If you see Code 8 paired with Code P, the earnings are taxable in the prior year. You may need to amend that prior year’s return using Form 1040-X to report the income.14Internal Revenue Service. Instructions for Form 1040-X If you haven’t filed the prior year’s return yet, simply include the earnings on that return. The IRS expects payers to advise you at the time of distribution that the earnings are taxable in the contribution year, but not every custodian explains this clearly.

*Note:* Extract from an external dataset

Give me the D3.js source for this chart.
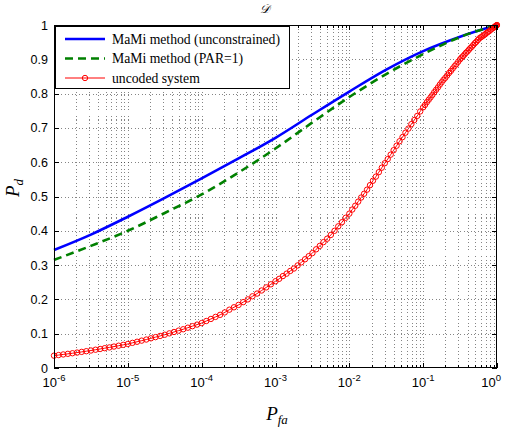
<!DOCTYPE html>
<html><head><meta charset="utf-8">
<script src="https://cdn.jsdelivr.net/npm/d3@7"></script>
<style>body{margin:0;background:#fff} svg{display:block}</style>
</head><body><svg id="c" width="507" height="427"></svg>
<script>
// ---------- data ----------
const xTickExps = [-6, -5, -4, -3, -2, -1, 0];
const yTicks = [0, 0.1, 0.2, 0.3, 0.4, 0.5, 0.6, 0.7, 0.8, 0.9, 1];
const legendLabels = ["MaMi method (unconstrained)", "MaMi method (PAR=1)", "uncoded system"];

// smooth curves: log10(Pfa) and Pd
const curveExps = [-6, -5.5, -5, -4.5, -4, -3.5, -3, -2.5, -2, -1.5, -1, -0.5, 0];
const blueVals  = [0.344, 0.389, 0.441, 0.496, 0.553, 0.611, 0.671, 0.739, 0.806, 0.870, 0.924, 0.966, 1.0];
const greenVals = [0.315, 0.356, 0.400, 0.452, 0.506, 0.570, 0.640, 0.716, 0.790, 0.857, 0.915, 0.965, 1.0];

// uncoded system (marker at every point)
const redExps = [
 -6, -5.9375, -5.875, -5.8125, -5.75, -5.6875, -5.625, -5.5625, -5.5, -5.4375, -5.375, -5.3125,
 -5.25, -5.1875, -5.125, -5.0625, -5, -4.9375, -4.875, -4.8125, -4.75, -4.6875, -4.625, -4.5625,
 -4.5, -4.4375, -4.375, -4.3125, -4.25, -4.1875, -4.125, -4.0625, -4, -3.9375, -3.875, -3.8125,
 -3.75, -3.6875, -3.625, -3.5625, -3.5, -3.4375, -3.375, -3.3125, -3.25, -3.1875, -3.125, -3.0625, -3,
 -2.95, -2.9, -2.85, -2.8, -2.75, -2.7, -2.65, -2.6, -2.55, -2.5, -2.45, -2.4, -2.35, -2.3, -2.25,
 -2.2, -2.15, -2.1, -2.05, -2,
 -1.96, -1.92, -1.88, -1.84, -1.8, -1.76, -1.72, -1.68, -1.64, -1.6, -1.56, -1.52, -1.48, -1.44,
 -1.4, -1.36, -1.32, -1.28, -1.24, -1.2, -1.16, -1.12, -1.08, -1.04, -1,
 -0.975, -0.95, -0.925, -0.9, -0.875, -0.85, -0.825, -0.8, -0.775, -0.75, -0.725, -0.7, -0.675,
 -0.65, -0.625, -0.6, -0.575, -0.55, -0.525, -0.5,
 -0.48, -0.46, -0.44, -0.42, -0.4, -0.38, -0.36, -0.34, -0.32, -0.3, -0.28, -0.26, -0.24, -0.22,
 -0.2, -0.18, -0.16, -0.14, -0.12, -0.1, -0.08, -0.06, -0.04, -0.03, -0.02, -0.01, -0.005, 0
];
const redVals = [
 0.036, 0.0378, 0.0395, 0.0413, 0.043, 0.045, 0.047, 0.049, 0.051, 0.0533, 0.0555, 0.0578,
 0.060, 0.0625, 0.065, 0.0675, 0.070, 0.0733, 0.0765, 0.0798, 0.083, 0.0865, 0.090, 0.0935,
 0.097, 0.101, 0.105, 0.109, 0.113, 0.1175, 0.122, 0.1265, 0.131, 0.137, 0.143, 0.149,
 0.155, 0.162, 0.170, 0.177, 0.184, 0.192, 0.200, 0.209, 0.217, 0.226, 0.235, 0.244, 0.253,
 0.260, 0.268, 0.275, 0.283, 0.290, 0.299, 0.308, 0.317, 0.326, 0.335, 0.346, 0.356, 0.367, 0.377, 0.388,
 0.400, 0.413, 0.425, 0.438, 0.450,
 0.462, 0.473, 0.485, 0.497, 0.508, 0.520, 0.533, 0.546, 0.558, 0.571, 0.584, 0.597, 0.609, 0.622,
 0.635, 0.648, 0.661, 0.673, 0.686, 0.698, 0.711, 0.723, 0.735, 0.748, 0.760,
 0.767, 0.775, 0.782, 0.789, 0.796, 0.804, 0.811, 0.818, 0.826, 0.833, 0.840, 0.846, 0.853,
 0.860, 0.866, 0.873, 0.880, 0.886, 0.893, 0.900,
 0.905, 0.909, 0.914, 0.919, 0.923, 0.928, 0.933, 0.937, 0.942, 0.947, 0.951, 0.956, 0.961, 0.964,
 0.967, 0.970, 0.973, 0.977, 0.980, 0.983, 0.987, 0.990, 0.993, 0.995, 0.997, 0.998, 0.999, 1.0
];

// ---------- layout ----------
const svg = d3.select("#c");
const L = 54, R = 497, T = 25, B = 368;
const x = d3.scaleLog().domain([1e-6, 1]).range([L, R]);
const y = d3.scaleLinear().domain([0, 1]).range([B, T]);
const sansFont = "'Liberation Sans', Arial, Helvetica, sans-serif";
const serifFont = "'Liberation Serif', 'Times New Roman', serif";

const allXTicks = x.ticks();
const isMajor = v => Math.abs(Math.log10(v) - Math.round(Math.log10(v))) < 1e-9;

// grid
const grid = svg.append("g").attr("stroke", "#333").attr("stroke-width", 0.6)
  .attr("stroke-dasharray", "1,2.5").attr("shape-rendering", "crispEdges");
grid.selectAll("line.gx").data(allXTicks.filter(v => v > 1e-6 && v < 1)).join("line")
  .attr("x1", d => Math.round(x(d)) + 0.5).attr("x2", d => Math.round(x(d)) + 0.5)
  .attr("y1", T).attr("y2", B);
grid.selectAll("line.gy").data(yTicks.filter(v => v > 0 && v < 1)).join("line")
  .attr("y1", d => Math.round(y(d)) + 0.5).attr("y2", d => Math.round(y(d)) + 0.5)
  .attr("x1", L).attr("x2", R);

// curves
const pts = (exps, vals) => exps.map((e, i) => [Math.pow(10, e), vals[i]]);
const lineSmooth = d3.line().x(d => x(d[0])).y(d => y(d[1])).curve(d3.curveMonotoneX);

svg.append("path").datum(pts(curveExps, blueVals)).attr("d", lineSmooth)
  .attr("fill", "none").attr("stroke", "#0000ff").attr("stroke-width", 2.6);
svg.append("path").datum(pts(curveExps, greenVals)).attr("d", lineSmooth)
  .attr("fill", "none").attr("stroke", "#008000").attr("stroke-width", 2.6)
  .attr("stroke-dasharray", "8,5");
const redPts = pts(redExps, redVals);
svg.append("path").datum(redPts).attr("d", lineSmooth)
  .attr("fill", "none").attr("stroke", "#ff0000").attr("stroke-width", 1);
svg.append("g").selectAll("circle").data(redPts).join("circle")
  .attr("cx", d => x(d[0])).attr("cy", d => y(d[1])).attr("r", 2.7)
  .attr("fill", "none").attr("stroke", "#ff0000").attr("stroke-width", 1);

// axes box and ticks
const ax = svg.append("g").attr("stroke", "#000").attr("stroke-width", 1).attr("shape-rendering", "crispEdges");
ax.append("rect").attr("x", L + 0.5).attr("y", T + 0.5).attr("width", R - L - 1).attr("height", B - T - 1)
  .attr("fill", "none");
allXTicks.forEach(v => {
  const px = Math.round(x(v)) + 0.5, len = isMajor(v) ? 5 : 3;
  ax.append("line").attr("x1", px).attr("x2", px).attr("y1", B).attr("y2", B - len);
  ax.append("line").attr("x1", px).attr("x2", px).attr("y1", T).attr("y2", T + len);
});
yTicks.forEach(v => {
  const py = Math.round(y(v)) + 0.5;
  ax.append("line").attr("x1", L).attr("x2", L + 5).attr("y1", py).attr("y2", py);
  ax.append("line").attr("x1", R).attr("x2", R - 5).attr("y1", py).attr("y2", py);
});

// tick labels
svg.append("g").selectAll("text").data(yTicks).join("text")
  .attr("x", L - 6).attr("y", d => y(d)).attr("dy", "0.36em")
  .attr("text-anchor", "end").attr("font-family", sansFont).attr("font-size", 12.5).attr("fill", "#000")
  .text(d => d3.format("~g")(d));

const xl = svg.append("g");
xTickExps.forEach(e => {
  const t = xl.append("text").attr("y", 387).attr("font-family", sansFont).attr("font-size", 13)
    .attr("fill", "#000");
  t.append("tspan").text("10");
  t.append("tspan").attr("dy", -6).attr("font-size", 9.5).text(e === 0 ? "0" : "-" + Math.abs(e));
  const w = t.node().getComputedTextLength();
  let x0 = x(Math.pow(10, e)) - w / 2;
  if (x0 + w > 501) x0 = 501 - w;
  t.attr("x", x0);
});

// axis labels
const xlab = svg.append("text").attr("x", 277).attr("y", 420).attr("text-anchor", "middle")
  .attr("font-family", serifFont).attr("font-style", "italic").attr("font-size", 19).attr("fill", "#000");
xlab.append("tspan").text("P");
xlab.append("tspan").attr("dy", 4).attr("font-size", 13).text("fa");

const ylab = svg.append("text").attr("transform", "translate(19,188) rotate(-90)").attr("text-anchor", "middle")
  .attr("font-family", serifFont).attr("font-style", "italic").attr("font-size", 19).attr("fill", "#000");
ylab.append("tspan").text("P");
ylab.append("tspan").attr("dy", 4).attr("font-size", 13).text("d");

// title
svg.append("text").attr("x", 265).attr("y", 13).attr("text-anchor", "middle")
  .attr("font-family", serifFont).attr("font-style", "italic").attr("font-size", 12).attr("fill", "#000")
  .text("𝒟");

// legend
const lg = svg.append("g");
lg.append("rect").attr("x", 55.5).attr("y", 26.5).attr("width", 234).attr("height", 62)
  .attr("fill", "#fff").attr("stroke", "#000").attr("stroke-width", 1).attr("shape-rendering", "crispEdges");
const styles = [
  {c: "#0000ff", w: 2.6, dash: null, mk: false},
  {c: "#008000", w: 2.6, dash: "8,5", mk: false},
  {c: "#ff0000", w: 1, dash: null, mk: true}
];
legendLabels.forEach((lab, i) => {
  const yy = 39 + i * 19.5;
  const s = styles[i];
  lg.append("line").attr("x1", 65).attr("x2", 105).attr("y1", yy).attr("y2", yy)
    .attr("stroke", s.c).attr("stroke-width", s.w).attr("stroke-dasharray", s.dash);
  if (s.mk) lg.append("circle").attr("cx", 85).attr("cy", yy).attr("r", 2.7)
    .attr("fill", "none").attr("stroke", s.c).attr("stroke-width", 1);
  lg.append("text").attr("x", 112).attr("y", yy).attr("dy", "0.33em")
    .attr("font-family", serifFont).attr("font-size", 13.7).attr("fill", "#000").text(lab);
});
</script></body></html>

When the 10% penalty applies because you missed the correction deadline, you’ll calculate the additional tax in Part I of Form 5329 and carry it to Schedule 2.13Internal Revenue Service. Form 5329 – Additional Taxes on Qualified Plans (Including IRAs) and Other Tax-Favored Accounts If a timely IRA correction should be penalty-free but your 1099-R was incorrectly coded with Code 1 (early distribution, no known exception), file Form 5329 and enter the appropriate exception number on line 2 to claim the exemption yourself.15Internal Revenue Service. Instructions for Form 5329
The IRS receives a copy of every 1099-R. If you leave the income off your return, their automated matching system will flag the discrepancy. Beyond the tax and interest you’d owe, there’s a 20% accuracy-related penalty for negligence, and the IRS specifically identifies “not including income on your tax return that was shown in an information return” as evidence of negligence.16Internal Revenue Service. Accuracy-Related Penalty The federal underpayment interest rate for the first quarter of 2026 is 7%, and it compounds daily from the original due date of the return.17Internal Revenue Service. Revenue Ruling 2025-22
A Code 8 distribution is usually a small amount relative to your overall income, and the actual tax on the earnings portion is often modest. But ignoring it or hoping the IRS won’t notice turns a minor reporting obligation into a penalty situation that costs far more than the original tax. If you’re unsure how to report it, the cost of getting help is almost certainly less than the cost of getting it wrong.